Solche Debatten geben Anlass dazu, den Deutschen einen generellen Hang zu derartigen Deutungsmechanismen zu diagnostizieren. Anders als in anderen Ländern ist der Glaube an „echte“ Wunder hierzulande sogar besonders hoch, wie jüngst Umfragen des Allensbacher Instituts ergaben. Und schon Kurt Tucholsky wusste: „Deutsch sein heißt, eine Sache um ihrer selbst willen übertreiben.“ Es stellt sich jedoch die Frage, ob solche Züge einer Gesellschaft zu unüberlegten und undurchdachten politischen Entscheidungen führen oder ob sie vielmehr die politische Debatte beleben. Die aktuell stattfindenden moralischen Stigmatisierungen politischer Standpunkte von Pegida bis Linkspartei lassen Ersteres vermuten.

Es droht eben stets die Gefahr, dass die bloße Rhetorik das Sachargument in seinen Schatten stellt.

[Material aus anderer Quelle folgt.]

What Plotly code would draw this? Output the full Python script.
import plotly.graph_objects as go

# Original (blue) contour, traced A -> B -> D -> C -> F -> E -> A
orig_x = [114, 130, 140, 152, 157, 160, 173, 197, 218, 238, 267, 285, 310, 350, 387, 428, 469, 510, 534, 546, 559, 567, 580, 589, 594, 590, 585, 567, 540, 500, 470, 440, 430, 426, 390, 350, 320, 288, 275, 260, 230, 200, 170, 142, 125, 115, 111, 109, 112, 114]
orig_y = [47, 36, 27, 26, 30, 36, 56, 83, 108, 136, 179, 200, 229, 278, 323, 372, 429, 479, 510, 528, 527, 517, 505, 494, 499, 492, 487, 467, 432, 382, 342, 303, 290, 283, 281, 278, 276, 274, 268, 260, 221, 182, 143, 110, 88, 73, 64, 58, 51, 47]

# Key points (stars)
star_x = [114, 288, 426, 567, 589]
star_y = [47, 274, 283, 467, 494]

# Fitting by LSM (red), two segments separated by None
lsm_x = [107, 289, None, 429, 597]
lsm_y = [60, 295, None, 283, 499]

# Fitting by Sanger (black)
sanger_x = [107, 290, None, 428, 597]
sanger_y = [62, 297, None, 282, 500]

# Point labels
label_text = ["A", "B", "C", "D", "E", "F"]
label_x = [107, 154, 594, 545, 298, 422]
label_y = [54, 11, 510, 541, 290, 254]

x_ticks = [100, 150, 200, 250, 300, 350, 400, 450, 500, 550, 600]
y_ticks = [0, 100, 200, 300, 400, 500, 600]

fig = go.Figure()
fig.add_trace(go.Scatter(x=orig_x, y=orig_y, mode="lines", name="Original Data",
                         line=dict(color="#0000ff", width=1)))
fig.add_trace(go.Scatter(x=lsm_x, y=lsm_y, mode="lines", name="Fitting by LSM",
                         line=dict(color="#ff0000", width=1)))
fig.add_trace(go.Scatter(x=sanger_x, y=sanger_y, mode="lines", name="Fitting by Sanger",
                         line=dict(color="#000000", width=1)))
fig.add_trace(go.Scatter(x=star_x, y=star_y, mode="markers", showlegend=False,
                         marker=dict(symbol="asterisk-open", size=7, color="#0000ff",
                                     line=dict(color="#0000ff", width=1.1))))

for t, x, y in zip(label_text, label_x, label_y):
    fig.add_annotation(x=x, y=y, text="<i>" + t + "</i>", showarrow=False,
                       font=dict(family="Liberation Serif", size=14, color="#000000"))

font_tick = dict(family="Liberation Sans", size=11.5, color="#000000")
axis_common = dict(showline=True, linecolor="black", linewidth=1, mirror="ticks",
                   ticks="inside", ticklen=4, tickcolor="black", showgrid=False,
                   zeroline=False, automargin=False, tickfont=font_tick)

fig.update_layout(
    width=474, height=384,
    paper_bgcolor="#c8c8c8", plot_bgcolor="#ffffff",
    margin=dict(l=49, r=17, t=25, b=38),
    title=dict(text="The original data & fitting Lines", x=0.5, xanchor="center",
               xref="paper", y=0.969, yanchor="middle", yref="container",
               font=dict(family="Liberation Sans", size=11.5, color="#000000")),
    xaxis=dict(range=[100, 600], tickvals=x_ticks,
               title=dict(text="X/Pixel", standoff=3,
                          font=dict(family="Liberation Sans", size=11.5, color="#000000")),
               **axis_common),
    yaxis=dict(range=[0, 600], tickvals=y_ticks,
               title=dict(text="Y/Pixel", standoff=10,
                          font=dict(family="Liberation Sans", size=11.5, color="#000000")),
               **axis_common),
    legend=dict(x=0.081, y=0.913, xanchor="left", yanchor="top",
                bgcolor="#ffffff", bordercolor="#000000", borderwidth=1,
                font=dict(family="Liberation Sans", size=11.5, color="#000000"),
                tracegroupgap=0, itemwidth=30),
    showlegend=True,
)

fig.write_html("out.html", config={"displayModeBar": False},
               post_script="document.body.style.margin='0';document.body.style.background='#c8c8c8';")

Ja, treibt man diese Methode bis auf die Spitze, so droht die Vernunft ganz im allgemeinen Geschrei unterzugehen. Ist dies erst einmal geschehen, so ist auch die kollektive Hysterie nicht mehr weit. Was hat also die vergangenen Katastrophen gelindert und abgewendet? Es waren nicht die Schwarzseher und Populisten. Ebenso wenig haben die Romantiker je dafür gesorgt, dass sogenannte „Wunder“ ihrem Namen gerecht werden konnten. Es waren Tugenden wie kühle Logik, klarer Verstand, harte Arbeit und sachliche Differenzierung.

Die wichtige Aufforderung der Aufklärung: „Habe Mut, dich deines eigenen Verstandes zu bedienen“, muss nicht nur erneuert werden. Sie muss auch um einen Halbsatz wie „und halte stets eine Portion Beruhigungsmittel griffbereit“ erweitert werden. Es ist aktuell nicht nur die eingestaubte Ratio wieder gefragt, sondern auch Ratiopharm. Die Flüchtlingsdebatte wie auch jede andere, hitzig geführte gesellschaftliche Debatte der Zukunft braucht solche Hilfestellung dringend, um weiterhin zu funktionsfähigen Ergebnissen zu kommen. Doch der Trend geht ganz offensichtlich in eine andere Richtung, wie Pegida-Parolen und „Pack“-Rhetorik gleichermaßen beweisen. Eine Beruhigung täte nicht nur der aktuellen Debatte gut, sondern letztendlich auch dem ganzen Land.